In many ways, Trelew felt to me like the most ‘Welsh’ of any place we visited in Patagonia – it was certainly the place that reminded me most of home. Though destined to disappoint visitors looking for the green, green grass of home, its brutal industrialised appearance bore a remarkable resemblance to parts of the Valleys before the post-Thatcher regeneration schemes had made the slightest impression. Indeed, looking out over Trelew on the bypass road is strikingly similar to the Heads of the Valleys, complete with sculptures that are as vast as they are ugly, and gardens of garbage that seem as old as the verges they sit upon.


For the traditional Welsh money shot, however, Gaiman is the final destination. We arrived in the middle of a sandstorm, but managed to follow the bilingual signs to our first port of call, the Welsh museum. Once inside, I was immediately transported back to a childhood of day trips with my immeasurably knowledgeable – and with the benefit of hindsight hugely Welsh Nationalist – Godfather, Terry.
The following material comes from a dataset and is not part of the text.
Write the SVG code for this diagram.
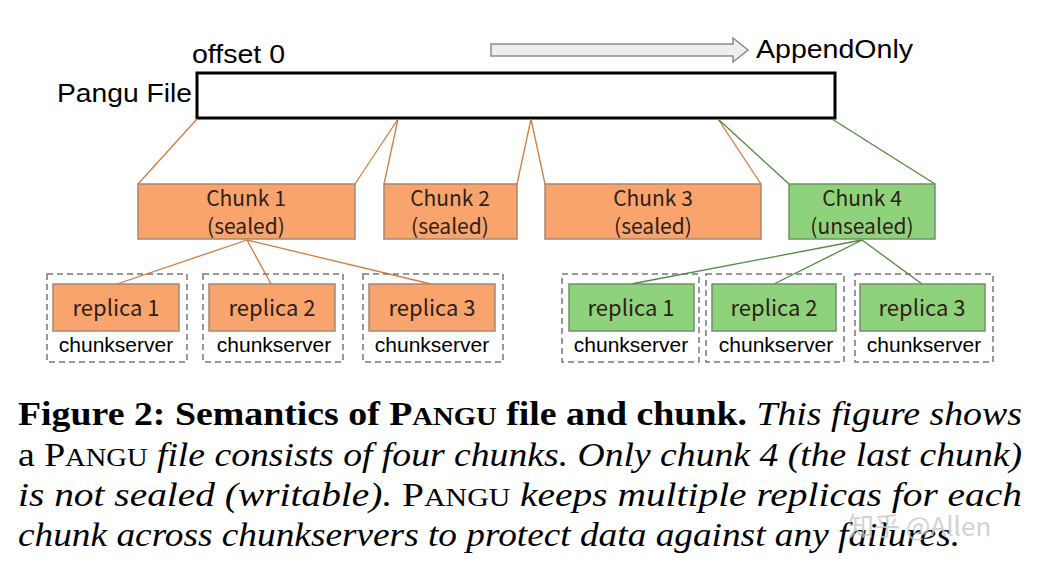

It was Terry who started a lifetime’s fascination with steam trains and associated adventures by rail, which often took in many of the parts of Wales that he lived, worked or holidayed in throughout his life. (It was probably also Terry that helped invest me with an occasionally foul temper that still causes me problems today). But here I was on the Argentinean steppe in a small building so wonderfully, yet so intangibly, Welsh that I welled up with tears. I could hear Terry’s voice tell tale of the Gwalia Stores in the Ogmore Valley, see his rain-splashed face on the beach in Aberystwyth, smell the musty odour that the self-published volumes of Welsh history would carry whenever he showed me an article that he liked or had written.
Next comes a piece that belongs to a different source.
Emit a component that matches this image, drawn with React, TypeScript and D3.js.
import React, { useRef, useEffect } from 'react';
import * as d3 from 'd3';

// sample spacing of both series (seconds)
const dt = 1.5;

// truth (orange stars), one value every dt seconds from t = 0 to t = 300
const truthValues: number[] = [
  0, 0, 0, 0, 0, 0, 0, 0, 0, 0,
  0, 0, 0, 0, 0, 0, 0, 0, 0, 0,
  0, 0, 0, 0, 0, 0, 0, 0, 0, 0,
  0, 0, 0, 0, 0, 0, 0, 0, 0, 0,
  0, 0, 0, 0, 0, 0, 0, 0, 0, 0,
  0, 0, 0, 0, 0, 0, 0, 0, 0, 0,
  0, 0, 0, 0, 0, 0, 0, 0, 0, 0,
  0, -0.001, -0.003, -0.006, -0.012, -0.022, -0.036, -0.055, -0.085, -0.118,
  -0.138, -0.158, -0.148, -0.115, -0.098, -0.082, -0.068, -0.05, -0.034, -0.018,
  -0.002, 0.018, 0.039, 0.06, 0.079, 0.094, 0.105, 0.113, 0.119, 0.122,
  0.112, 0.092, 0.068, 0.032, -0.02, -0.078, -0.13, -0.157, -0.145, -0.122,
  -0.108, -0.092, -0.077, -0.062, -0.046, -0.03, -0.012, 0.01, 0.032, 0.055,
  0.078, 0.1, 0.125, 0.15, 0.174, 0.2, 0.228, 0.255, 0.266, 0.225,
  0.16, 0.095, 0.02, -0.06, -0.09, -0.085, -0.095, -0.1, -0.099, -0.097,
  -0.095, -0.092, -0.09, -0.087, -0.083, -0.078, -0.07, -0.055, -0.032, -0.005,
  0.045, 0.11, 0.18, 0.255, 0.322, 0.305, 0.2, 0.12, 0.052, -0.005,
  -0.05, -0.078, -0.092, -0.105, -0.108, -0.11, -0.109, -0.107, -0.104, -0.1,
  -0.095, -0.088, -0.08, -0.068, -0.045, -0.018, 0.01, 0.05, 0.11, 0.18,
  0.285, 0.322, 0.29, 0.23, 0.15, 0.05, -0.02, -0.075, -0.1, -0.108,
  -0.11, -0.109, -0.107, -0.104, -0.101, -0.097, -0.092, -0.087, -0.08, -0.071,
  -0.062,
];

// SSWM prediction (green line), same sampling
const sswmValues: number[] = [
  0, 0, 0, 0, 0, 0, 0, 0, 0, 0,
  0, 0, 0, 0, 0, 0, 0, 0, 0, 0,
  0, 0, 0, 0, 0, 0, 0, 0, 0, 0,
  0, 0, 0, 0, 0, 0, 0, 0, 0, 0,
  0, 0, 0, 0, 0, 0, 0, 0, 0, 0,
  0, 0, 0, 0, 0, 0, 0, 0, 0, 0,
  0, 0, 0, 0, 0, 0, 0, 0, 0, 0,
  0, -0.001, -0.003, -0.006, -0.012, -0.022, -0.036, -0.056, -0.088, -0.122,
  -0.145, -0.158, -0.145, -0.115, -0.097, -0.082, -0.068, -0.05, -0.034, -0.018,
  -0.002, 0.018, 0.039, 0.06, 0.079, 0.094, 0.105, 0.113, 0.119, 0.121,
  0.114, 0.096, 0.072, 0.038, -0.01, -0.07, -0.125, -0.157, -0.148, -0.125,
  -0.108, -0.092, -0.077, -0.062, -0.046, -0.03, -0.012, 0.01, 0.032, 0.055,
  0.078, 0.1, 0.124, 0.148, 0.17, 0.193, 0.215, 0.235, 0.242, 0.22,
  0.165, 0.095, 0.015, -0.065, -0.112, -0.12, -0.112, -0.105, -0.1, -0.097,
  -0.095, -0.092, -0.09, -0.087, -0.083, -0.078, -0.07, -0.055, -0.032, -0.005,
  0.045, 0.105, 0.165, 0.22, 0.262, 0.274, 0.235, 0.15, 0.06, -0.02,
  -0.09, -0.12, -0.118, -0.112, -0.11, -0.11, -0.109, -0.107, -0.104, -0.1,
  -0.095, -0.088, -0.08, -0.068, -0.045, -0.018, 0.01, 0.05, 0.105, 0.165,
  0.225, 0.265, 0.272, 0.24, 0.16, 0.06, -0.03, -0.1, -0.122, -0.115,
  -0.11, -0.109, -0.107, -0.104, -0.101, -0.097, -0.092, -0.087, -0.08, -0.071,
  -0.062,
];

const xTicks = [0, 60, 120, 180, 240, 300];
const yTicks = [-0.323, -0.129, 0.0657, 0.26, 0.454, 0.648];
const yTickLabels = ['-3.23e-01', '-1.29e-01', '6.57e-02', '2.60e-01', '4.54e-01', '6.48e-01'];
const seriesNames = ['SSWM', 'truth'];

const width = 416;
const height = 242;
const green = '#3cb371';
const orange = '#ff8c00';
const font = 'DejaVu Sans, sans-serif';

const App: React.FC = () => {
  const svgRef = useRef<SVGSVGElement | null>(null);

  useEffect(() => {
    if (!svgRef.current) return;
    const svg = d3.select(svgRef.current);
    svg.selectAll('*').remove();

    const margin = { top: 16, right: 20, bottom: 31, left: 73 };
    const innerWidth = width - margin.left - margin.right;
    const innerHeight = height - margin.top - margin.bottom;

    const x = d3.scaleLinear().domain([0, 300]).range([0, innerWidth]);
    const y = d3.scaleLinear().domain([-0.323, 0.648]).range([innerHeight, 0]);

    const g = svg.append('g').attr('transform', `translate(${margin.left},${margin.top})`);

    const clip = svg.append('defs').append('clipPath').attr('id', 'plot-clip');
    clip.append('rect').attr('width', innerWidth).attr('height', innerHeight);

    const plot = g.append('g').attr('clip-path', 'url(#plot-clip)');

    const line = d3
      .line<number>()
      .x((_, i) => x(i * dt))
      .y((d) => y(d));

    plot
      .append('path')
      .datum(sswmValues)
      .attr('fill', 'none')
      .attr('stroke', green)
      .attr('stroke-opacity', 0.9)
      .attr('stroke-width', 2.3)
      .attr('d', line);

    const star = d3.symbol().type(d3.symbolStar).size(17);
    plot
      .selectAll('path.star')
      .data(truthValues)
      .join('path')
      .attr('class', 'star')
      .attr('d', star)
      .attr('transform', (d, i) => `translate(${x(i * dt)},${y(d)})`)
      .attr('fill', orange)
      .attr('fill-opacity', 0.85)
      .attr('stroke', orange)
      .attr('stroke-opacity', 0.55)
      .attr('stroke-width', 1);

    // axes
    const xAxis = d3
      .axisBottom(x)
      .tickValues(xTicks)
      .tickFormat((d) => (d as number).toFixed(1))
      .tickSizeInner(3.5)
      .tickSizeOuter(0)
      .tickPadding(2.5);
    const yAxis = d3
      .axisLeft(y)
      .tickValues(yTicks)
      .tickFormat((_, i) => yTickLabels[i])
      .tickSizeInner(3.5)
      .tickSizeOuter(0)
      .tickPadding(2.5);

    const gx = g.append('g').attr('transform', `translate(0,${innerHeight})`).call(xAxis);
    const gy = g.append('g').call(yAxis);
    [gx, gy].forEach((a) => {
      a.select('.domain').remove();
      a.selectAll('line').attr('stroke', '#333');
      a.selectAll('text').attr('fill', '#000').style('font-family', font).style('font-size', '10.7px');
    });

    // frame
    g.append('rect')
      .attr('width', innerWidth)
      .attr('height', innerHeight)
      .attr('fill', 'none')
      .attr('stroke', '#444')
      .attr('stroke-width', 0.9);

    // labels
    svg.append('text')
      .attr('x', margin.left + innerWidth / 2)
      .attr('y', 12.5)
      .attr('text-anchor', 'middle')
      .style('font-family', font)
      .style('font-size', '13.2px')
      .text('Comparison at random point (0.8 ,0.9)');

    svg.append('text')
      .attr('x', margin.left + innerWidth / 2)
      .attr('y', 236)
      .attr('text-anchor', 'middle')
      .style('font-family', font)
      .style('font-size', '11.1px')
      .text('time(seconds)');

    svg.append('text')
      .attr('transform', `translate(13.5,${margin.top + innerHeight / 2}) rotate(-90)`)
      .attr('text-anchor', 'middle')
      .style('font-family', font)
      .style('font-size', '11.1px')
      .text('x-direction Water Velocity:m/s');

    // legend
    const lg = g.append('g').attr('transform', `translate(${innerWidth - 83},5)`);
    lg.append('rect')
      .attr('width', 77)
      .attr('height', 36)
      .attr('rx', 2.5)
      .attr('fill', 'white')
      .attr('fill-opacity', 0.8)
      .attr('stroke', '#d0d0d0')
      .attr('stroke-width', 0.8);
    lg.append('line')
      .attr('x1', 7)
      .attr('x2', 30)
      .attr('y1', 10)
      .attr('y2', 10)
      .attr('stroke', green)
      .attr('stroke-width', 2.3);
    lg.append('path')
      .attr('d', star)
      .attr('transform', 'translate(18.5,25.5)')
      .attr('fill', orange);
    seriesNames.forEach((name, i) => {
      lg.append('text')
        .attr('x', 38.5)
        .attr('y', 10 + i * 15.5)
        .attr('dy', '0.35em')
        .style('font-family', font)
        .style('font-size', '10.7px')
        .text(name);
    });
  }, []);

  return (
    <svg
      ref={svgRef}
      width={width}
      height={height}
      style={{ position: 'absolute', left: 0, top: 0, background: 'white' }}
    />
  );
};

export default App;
The brown-spined books, faded photographs, Welsh dressers and chairs and… out of nothing, a gentle questioning in a language I recognised but could not understand from behind me. I turned to find a hunched, shawl-wearing woman of at least 80 years of age speaking to me in a lilting, mellifluous Welsh. Unable to reply in kind, I tried English, but to no avail. We (almost entirely through Louise) eventually settled on Spanish, her other language, to establish that she was born and brought up in Gaiman, but was a proud Welsh woman and worked at the museum every day it was open. I was Welsh, I explained, from Cardiff. But we’d already lost her a little, a smile that struggled for acknowledgement turning instead to vague confusion. But her blue eyes, doubtless once piercing, were milky with age but still retained an enchanted sparkle. And I struggled to turn away.

But every silver lining has a cloud, and we encountered ours as made our way to the door. A heavily perfumed clotheshorse stopped us as we were leaving, asking where we were from. She spoke no Spanish, despite living in Argentina, opting for the “get in the locals face and talk loudly in English” approach so beloved of ignorant Brits the world over. After I explained that we were from Cardiff (Louise now being an honorary Welshie in most circumstances), she told us she was from Penarth and asked if we could speak Welsh. When I explained that we couldn’t, she remarked – in deadly seriousness – “Oh. So you’re not proper Welsh like me, then.” No I’m not, I thought. I’m from Splott – and a whole lot better than that.

But it was our time in one of the many Welsh Tea Rooms that things became properly bizarre. Gaiman has a multitude of Tea Rooms, all professing to offer a traditional Welsh tea and give the visitor a real Welsh experience. Well Louise and I certainly enjoyed the experience, but Welshness – like beauty – seems so often nowadays to be in the eye of the beholder.


And I am certain that the large Union Jack that greeted us at the Princess Diana Welsh Tea Room wouldn’t have gone down that well with everyone back home – though the even larger Welsh flag draped over the doorway did look damned fine in the Argentinean dusk. We filed past Welsh dressers filled with lovingly presented trinkets of the Royal Family, and ate plates after plate of cakes, scones and sandwiches. The Dulce de Leche pastries certainly didn’t remind me of home, but the pot of tea – knitted cosy and all – was the first decent brew I’d had since leaving Cardiff, and reminiscent of the dark brown elixir that I remember my Bop (granddad) drinking from the moment he woke up to the time he went to bed. And I was thinking about this weird cultural mish-mash while availing myself to the (very frilly) toilet facilities in the Tea Rooms when I found myself humming along to the piped music. And what were they playing? Why, Jerusalem, of course. As an unashamed and proud Welsh Brit, I found the whole shebang pretty damned amusing, though I can imagine that our friend from Penarth would have baulked at what she would have no doubt viewed as a lack of cultural purity.


So did Lou and I find the Welsh-speaking Mecca that our London friend had urged us to visit? Was it like a little slice of Carmarthenshire on the other aside of the world? No, of course not. Equally, it was so much more than I’d hoped for or expected, and an experience that will stay with me forever. I can only hope that the money that the Welsh Government spends on language and cultural programmes in this part of the world - relative chicken feed in the grand scale of things – survives any follow-on cuts as a result of the UK Governments slash and burn economic approach. In terms of 'bang for your bucks', it's delivering on the ground in a big way, even if the ground in question seems like a long way from Cardiff Bay. Former Culture Minister Alun Ffred-Jones wisely extended the scheme until the end of 2012, and I’d certainly advocate extending it again, if only to keep those milky blue eyes that so captivated us in the museum in Gaiman sparking for a few years yet.